L’affaire du chanteur Saad Lamjarred ne laisse personne indifférent. Je souhaite la traiter non pas du point de vue juridique, mais sociologique.
Je n’ai rien à dire sur le déroulement du procès et ne porte aucun jugement sur son issue.
Reste que cet artiste dont la popularité est impressionnante, en partie grâce aux réseaux sociaux (un milliard de vues pour un de ses clips!!), n’a pas été préparé, mentalement, psychologiquement à vivre un tel succès en particulier dans les pays du Golfe. Il paraît qu’un fan saoudien aurait proposé à la plaignante un million de dollars pour qu’elle retire sa plainte.
La notoriété, la célébrité, le succès sont des poisons dont il faut se méfier et tout faire pour les canaliser avant qu’ils n’écrasent et avalent l’artiste en question.
Quelqu’un comme l’acteur américain Leonardo DiCaprio sait de quoi il parle quand il fait remarquer ceci: «Si vous n’êtes pas bien entouré, la notoriété peut être destructrice».
C’est une pédagogie qu’on apprend sur le tas. Pour cela il faut avoir les épaules solides, une éducation sans failles et une volonté de fer. Ne pas se laisser impressionner par les lumières soudaines et aveuglantes, par le bruit amplifié fait autour de vous ainsi que l’agitation qui caractérise certains médias qui adorent exploiter ce genre de situation.

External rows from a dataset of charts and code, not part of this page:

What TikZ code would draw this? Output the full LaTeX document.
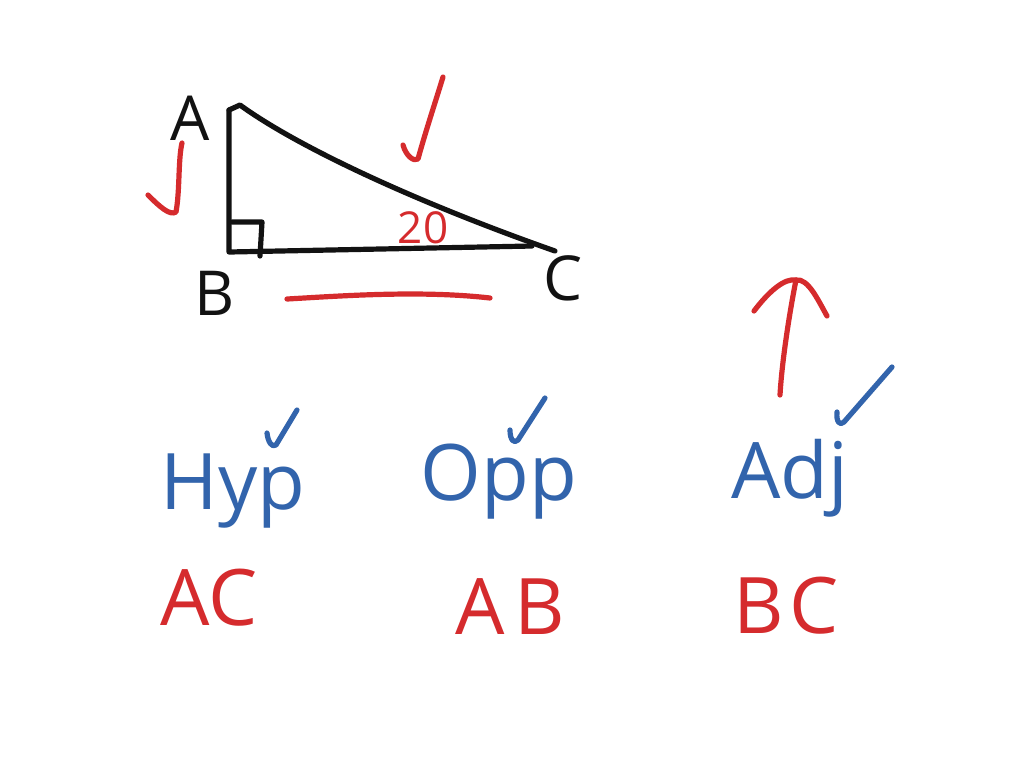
\documentclass[tikz,border=0pt]{standalone}
\usepackage{fontspec}
\setmainfont{Open Sans}
\usetikzlibrary{arrows.meta, positioning}

\definecolor{markred}{RGB}{213,43,45}
\definecolor{markblue}{RGB}{50,100,172}
\definecolor{markblack}{RGB}{18,18,18}

\begin{document}
\begin{tikzpicture}[x=0.5pt, y=-0.5pt,
            pen/.style={line width=2.6pt, line cap=round, line join=round},
            vertex label/.style={font=\fontsize{31}{31}\selectfont, text=markblack, anchor=base},
            angle label/.style={font=\fontsize{22}{22}\selectfont, text=markred, anchor=base},
            ratio name/.style={font=\fontsize{39}{39}\selectfont, text=markblue, anchor=base},
            side name/.style={font=\fontsize{39}{39}\selectfont, text=markred, anchor=base}]

            \useasboundingbox[fill=white] (0,0) rectangle (1024,768);

            % Right triangle
            \coordinate (A) at (229,110);
            \coordinate (B) at (229,252);
            \coordinate (C) at (532,246);
            \draw[pen, draw=markblack] (A) -- (B) -- (C);
            \draw[pen, draw=markblack] (A) -- (240,105) .. controls (295,145) and (410,200) .. (555,251);
            \draw[pen, draw=markblack] (232,222) -- (262,222) -- (260,256);

            \node[vertex label] (vertex-a) at (190,140) {A};
            \node[vertex label] (vertex-b) at (215,315) {B};
            \node[vertex label] (vertex-c) at (563,300) {C};
            \node[angle label] (angle-c) at (423,243) {20};

            % Red marks on the triangle
            \draw[pen, draw=markred] (148,195) .. controls (160,207) and (170,216) .. (176,212) .. controls (180,190) and (178,160) .. (182,143);
            \draw[pen, draw=markred] (403,145) .. controls (406,156) and (414,162) .. (418,159) .. controls (426,130) and (436,100) .. (443,77);
            \draw[pen, draw=markred] (287,299) .. controls (340,296) and (420,290) .. (490,298);

            % Side names
            \node[ratio name] (hyp) at (233,509) {Hyp};
            \node[ratio name] (opp) at (499,500) {Opp};
            \node[ratio name] (adj) at (790,498) {Adj};

            \node[side name] (side-ac) at (209,625) {AC};
            \node[side name] (side-ab) at (510,634) {A\hspace{5pt}B};
            \node[side name] (side-bc) at (786,633) {B\hspace{3pt}C};

            % Blue ticks
            \draw[pen, draw=markblue] (267,433) .. controls (268,442) and (272,448) .. (276,445) -- (297,410);
            \draw[pen, draw=markblue] (510,430) .. controls (510,440) and (514,444) .. (518,440) -- (545,398);
            \draw[pen, draw=markblue] (837,412) .. controls (836,422) and (840,426) .. (844,422) -- (892,367);

            % Arrow above Adj
            \coordinate (arrow-tail) at (780,395);
            \coordinate (arrow-tip) at (796,280);
            \draw[pen, draw=markred] (arrow-tail) .. controls (782,360) and (790,310) .. (arrow-tip);
            \draw[pen, draw=markred] (754,311) .. controls (770,290) and (785,278) .. (arrow-tip) .. controls (808,278) and (818,300) .. (827,316);
        \end{tikzpicture}
\end{document}
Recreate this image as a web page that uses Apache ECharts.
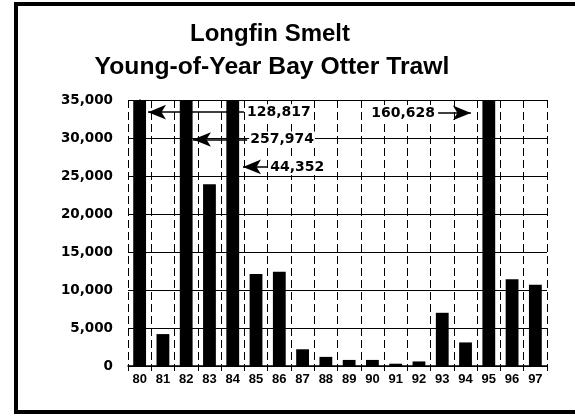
<!DOCTYPE html>
<html>
<head>
<meta charset="utf-8">
<script src="https://cdn.jsdelivr.net/npm/echarts@6/dist/echarts.min.js"></script>
<style>html,body{margin:0;padding:0;background:#fff;overflow:hidden}#c{width:575px;height:417px}</style>
</head>
<body>
<div id="c"></div>
<script>
// Data
var years = ['80','81','82','83','84','85','86','87','88','89','90','91','92','93','94','95','96','97'];
// true indices (off-scale values are clipped at the axis top and labelled by arrows)
var trueValues = [128817, 4200, 257974, 23900, 44352, 12100, 12400, 2200, 1200, 800, 800, 300, 600, 7000, 3100, 160628, 11400, 10700];
var yTicks = [0, 5000, 10000, 15000, 20000, 25000, 30000, 35000];
var yMax = 35000;
// annotation arrows: label, arrow tip / tail positions (in category-index units), level
var offScale = [
  { text: '128,817', tip: 0.36, tail: 4.48, level: 33400 },
  { text: '257,974', tip: 2.29, tail: 4.62, level: 29800 },
  { text: '44,352',  tip: 4.44, tail: 5.48, level: 26200 },
  { text: '160,628', tip: 14.23, tail: 12.82, level: 33300 }
];

var shown = trueValues.map(function (v) { return Math.min(v, yMax); });
function fmt(v) { return v.toLocaleString('en-US'); }

var FONT = 'Liberation Sans, Arial, sans-serif';
var WIDE = 'DejaVu Sans, Verdana, sans-serif';

var markData = offScale.map(function (a) {
  return [
    { coord: [a.tip, a.level], symbol: 'arrow' },
    { coord: [a.tail, a.level], symbol: 'none',
      label: { show: true, position: 'end', formatter: a.text, distance: 2 } }
  ];
});

var frameStyle = { stroke: '#000', lineWidth: 4 };
var chart = echarts.init(document.getElementById('c'));
chart.setOption({
  animation: false,
  backgroundColor: '#fff',
  title: [
    { text: 'Longfin Smelt', left: 265, textAlign: 'center', top: 17,
      textStyle: { fontSize: 24, fontWeight: 'bold', color: '#000', fontFamily: FONT } },
    { text: 'Young-of-Year Bay Otter Trawl', left: 267, textAlign: 'center', top: 50,
      textStyle: { fontSize: 24.7, fontWeight: 'bold', color: '#000', fontFamily: FONT } }
  ],
  graphic: [
    { type: 'line', shape: { x1: 14, y1: 4, x2: 575, y2: 4 }, style: frameStyle, z: 100, silent: true },
    { type: 'line', shape: { x1: 16, y1: 2, x2: 16, y2: 414 }, style: frameStyle, z: 100, silent: true },
    { type: 'line', shape: { x1: 14, y1: 412, x2: 575, y2: 412 }, style: frameStyle, z: 100, silent: true }
  ],
  grid: { left: 128, right: 28, top: 100, bottom: 51 },
  xAxis: [{
    type: 'category',
    data: years,
    axisLine: { lineStyle: { color: '#000', width: 1.5 } },
    axisTick: { show: true, length: 5, lineStyle: { color: '#000' } },
    axisLabel: { fontSize: 13, margin: 7, color: '#000', fontWeight: 'bold', fontFamily: FONT },
    splitLine: { show: true, lineStyle: { color: '#000', width: 1, type: [8, 4] } }
  }, {
    type: 'value', min: -0.5, max: years.length - 0.5, show: false,
    splitLine: { show: false }
  }],
  yAxis: {
    type: 'value',
    min: 0, max: yMax, interval: 5000,
    axisLine: { show: true, lineStyle: { color: '#000', width: 1.5 } },
    axisTick: { show: true, length: 4, lineStyle: { color: '#000' } },
    axisLabel: { fontSize: 13.5, margin: 15, color: '#000', fontWeight: 'bold', fontFamily: WIDE,
      formatter: function (v) { return fmt(v); } },
    splitLine: { show: true, lineStyle: { color: '#000', width: 1.2 } }
  },
  series: [{
    type: 'bar',
    data: shown,
    barWidth: '55%',
    itemStyle: { color: '#000' }
  }, {
    type: 'scatter',
    xAxisIndex: 1,
    data: [],
    markLine: {
      silent: true,
      symbolSize: [11, 18],
      lineStyle: { color: '#000', width: 1.5, type: 'solid' },
      label: { fontSize: 14, color: '#000', fontWeight: 'bold', fontFamily: WIDE,
        backgroundColor: '#fff', padding: [1, 1] },
      emphasis: { disabled: true },
      data: markData
    }
  }]
});
</script>
</body>
</html>
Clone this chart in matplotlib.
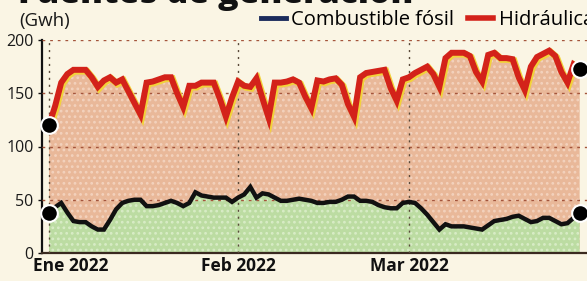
import matplotlib
matplotlib.use('Agg')
import matplotlib.pyplot as plt
from matplotlib.lines import Line2D
from matplotlib.transforms import offset_copy, ScaledTranslation
import pandas as pd

# daily generation, Jan 1 - Mar 29 2022 (GWh)
dates = pd.date_range('2022-01-01', periods=88, freq='D')
fosil = [38, 43, 47, 38, 30, 29, 29, 25, 22, 22,
         31, 41, 47, 49, 50, 50, 44, 44, 45, 47,
         49, 47, 44, 47, 57, 54, 53, 52, 52, 52,
         48, 52, 55, 62, 52, 56, 55, 52, 49, 49,
         50, 51, 50, 49, 47, 47, 48, 48, 50, 53,
         53, 49, 49, 48, 45, 43, 42, 42, 47, 48,
         47, 42, 36, 29, 22, 27, 25, 25, 25, 24,
         23, 22, 26, 30, 31, 32, 34, 35, 32, 29,
         30, 33, 33, 30, 27, 28, 33, 38]
hidraulica = [120, 138, 160, 168, 172, 172, 172, 165, 156, 162,
              165, 160, 163, 152, 141, 130, 160, 161, 163, 165,
              165, 150, 137, 157, 157, 160, 160, 160, 145, 128,
              146, 161, 157, 156, 164, 145, 127, 160, 160, 161,
              163, 160, 147, 136, 162, 161, 163, 164, 158, 140,
              128, 165, 169, 170, 171, 172, 155, 143, 163, 165,
              169, 172, 175, 168, 156, 183, 188, 188, 188, 185,
              170, 161, 186, 188, 183, 183, 182, 165, 153, 175,
              184, 187, 190, 185, 170, 160, 177, 173]
month_ticks = ['2022-01-01', '2022-02-01', '2022-03-01']
month_labels = ['Ene 2022', 'Feb 2022', 'Mar 2022']
yticks = [0, 50, 100, 150, 200]

bg = '#faf5e4'
plt.rcParams['font.family'] = ['Open Sans', 'DejaVu Sans']
plt.rcParams['hatch.linewidth'] = 1.2

fig = plt.figure(figsize=(5.87, 2.81), dpi=100, facecolor=bg)
ax = fig.add_axes([42/587, 28/281, 545/587, 213/281], facecolor=bg)

x = dates
# halftone-ish fills
ax.fill_between(x, 0, hidraulica, facecolor='#e9b899', edgecolor='#f3d2bd',
                hatch='...', lw=0, zorder=1)
ax.fill_between(x, 0, fosil, facecolor='#bcdca2', edgecolor='#d8ecc6',
                hatch='...', lw=0, zorder=2)

# grid
for v in yticks[1:]:
    ax.axhline(v, color='#a4553c', lw=1.0, ls=(0, (2, 3.5)), zorder=3)
for d in month_ticks:
    ax.axvline(pd.Timestamp(d), color='#5a4a3a', lw=1.0, ls=(0, (1.5, 3.5)), zorder=3)

# red line with yellow misregistration
shadow = offset_copy(ax.transData, fig=fig, x=1.3, y=-1.3, units='dots')
ax.plot(x, hidraulica, color='#f2d23a', lw=5, solid_joinstyle='miter',
        transform=shadow, zorder=4)
ax.plot(x, hidraulica, color='#d3221a', lw=4.3, solid_joinstyle='miter', zorder=5)
ax.plot(x, fosil, color='#111111', lw=3.2, solid_joinstyle='miter', zorder=5)

# end dots
for s in (hidraulica, fosil):
    ax.plot([x[0], x[-1]], [s[0], s[-1]], 'o', ms=12, mfc='black',
            mec='white', mew=1.5, zorder=6, clip_on=False)

ax.set_xlim(pd.Timestamp('2022-01-01') - pd.Timedelta(days=1.15),
            pd.Timestamp('2022-01-01') + pd.Timedelta(days=88.2))
ax.set_ylim(0, 200)

for s in ('top', 'right'):
    ax.spines[s].set_visible(False)
ax.spines['left'].set_color('#111111')
ax.spines['left'].set_linewidth(1.6)
ax.spines['bottom'].set_color('#3a2a20')
ax.spines['bottom'].set_linewidth(1.6)

ax.set_yticks(yticks)
ax.set_yticklabels([str(v) for v in yticks])
ax.tick_params(axis='y', length=3, width=1, color='#111111', labelsize=11.5,
               labelcolor='#1a1a1a', pad=3)
ax.set_xticks([pd.Timestamp(d) for d in month_ticks])
ax.set_xticklabels(month_labels, fontweight='bold')
ax.tick_params(axis='x', length=0, labelsize=12.5, labelcolor='#111111', pad=3)
first = ax.get_xticklabels()[0]
first.set_transform(first.get_transform() + ScaledTranslation(22/100, 0, fig.dpi_scale_trans))

# title cut at top, unit, legend
fig.text(18/587, 1 - 3/281, 'Fuentes de generación', fontsize=24.5, fontweight='heavy',
         color='#111111', va='baseline', ha='left')
fig.text(19/587, 1 - 21/281, '(Gwh)', fontsize=13.5, color='#1a1a1a', va='center', ha='left')

handles = [Line2D([], [], color='#1b2b5c', lw=3.5),
           Line2D([], [], color='#d3221a', lw=4)]
fig.legend(handles, ['Combustible fósil', 'Hidráulica'], ncol=2, frameon=False,
           loc='center left', bbox_to_anchor=(261/587, 1 - 20/281),
           fontsize=14.5, handlelength=1.25, handletextpad=0.25, columnspacing=0.7,
           borderaxespad=0, borderpad=0)

fig.savefig('out.png', dpi=100, facecolor=bg)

Est-ce que Saad Lamjarrred avait ces atouts?
Peut-être. Il a nagé dans l’océan du succès et l’ivresse s’en est suivie. Une ivresse qui l’a empêché d’avoir les pieds sur terre. Il volait, il était sur les nuages et cela lui convenait jusqu’au jour, où, par inconscience ou par folie passagère le drame eut lieu.
L’histoire des tragédies des stars de la chanson est encombrée d’exemples dont les plus tragiques sont: Jim Harisson, Michael Jackson, Prince, Whitney Houston ou Amy Winehouse. Ils sont tous morts d’overdose de tout: overdose de succès, de drogues et de mal-être.
Saad n’a pas fait d’overdose suite à la prise de drogues. Mais son drame ressemble à une sorte d’euphorie sans limite. À défaut de gérer avec talent ses succès, il s’est laissé emporter par les hautes vagues d’un tourbillon qui ne laisse rien de bon après son passage.
Je ne connais pas cet artiste. Je ne suis pas sensible au genre de chansons qui l’ont rendu si célèbre, mais j’ai constaté combien sa présence sur scène ou dans les clips fait l’effet d’une bombe à chaque fois.
Pourtant, d’après ce qu’on sait, ses parents sont des artistes. Je ne les connais pas non plus. Ils ont dû eux-mêmes se voir dépassés par l’ouragan du succès du fils dont ils sont fiers.
Je les comprends et leur manifeste ma sympathie. Les voilà aujourd’hui face au drame. Les avocats de Saad ont fait appel du jugement. Attendons ce que la justice décidera. Dans tous les cas, ce sont des moments d’angoisse, où la sagesse a du mal à trouver sa place.
Tant de stars, dans tous les domaines, ont souffert de la célébrité et certains ont écrit sur le sujet comme le poète Jean Cocteau: «Il faudrait absolument arriver à rompre en moi les attaches de l’actualité. Ne plus paraître. Travailler dans l’ombre. Être célèbre est absurde lorsque l’œuvre est de plus en plus difficile. L’invisible se charge de sa propre défense».
C’est un travail permanent à faire sur soi, et tenir une discipline issue de la modestie, cette humilité qui caractérise les grands artistes.
Les polémiques qui ont suivi le procès de Lamjarred sont inutiles. Il faudrait plutôt le laisser en paix tout en lui souhaitant du courage pour traverser cette épreuve difficile. C’est l’épreuve de la solitude et du doute.